St Michael’s costume is interesting. He wears a short tunic fringed at the lower edge with what is probably a chainmail skirt. But his arms and legs emerging from his voluminous cloak are feathered to symbolise his angelic nature and his progress through the air. This feathering is very typical of Michael’s appearance in fifteenth century painting, and there is an excellent example on the screen at Ranworth in Norfolk, one of the finest medieval artefacts still in existence anywhere. The detail may have come, more or less directly, from medieval Mystery Plays of the Doom – there are still property-lists in existence setting out in details the costume requirements for plays. Michael’s wings, moreover, seem to be linked together by a thin gold line above his head (it shows very faintly here). It has been suggested that this is a detail taken directly from a dramatic performance of the Weighing – some means of holding a pair of heavy wings outspread and upright probably would be needed.

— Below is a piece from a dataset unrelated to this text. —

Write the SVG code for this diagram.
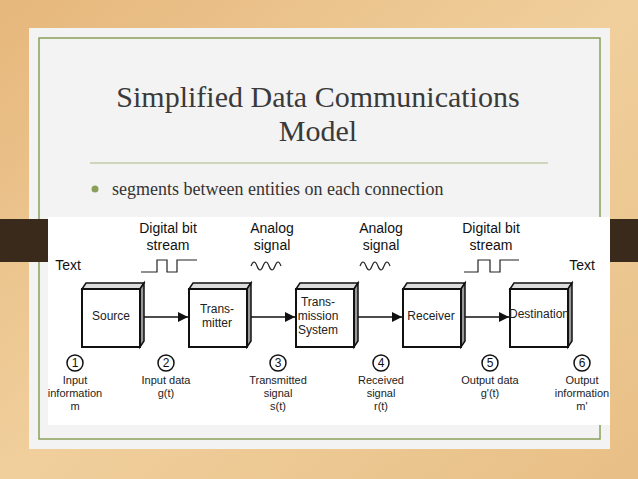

I remain unsure about this though, and even more so about another detail in the 14th century example – the inclusion of a puzzling pair of small round objects (wheels?) linked by an axle(?) about three-quarters of the way down the original painting to Michael’s left, by the edge of the frame. I was able with difficulty to make these out on the wall, but they are not really discernible here. Again, the suggestion has been made that this is part of a wheeled stage-pageant on which the Weighing was acted out, included by the painter presumably in ignorance of the fact that it was a piece of stage machinery. But I think it would take a rather naive painter to suppose that Michael or any other character in the drama actually went about on wheels.

The background is powdered with small stars, and the whole painting is surrounded by a broad frame in a rather un-medieval looking leaf design. It may however, be authentic, since other decorative painting at South Leigh resembles a William Morris wallpaper rather than anything painted in the Middle Ages. Additionally, traces of medieval paint have been found in the pattern on the frame, below the Victorian restorations, so the decorative leaves may indeed be medieval in origin, despite over-enthusiastic Victorian retouching.

The addition of another painting, of the seldom-found saint Clement, means that all the paintings at South Leigh, including the Doom and the Seven Deadly Sins are now on the site.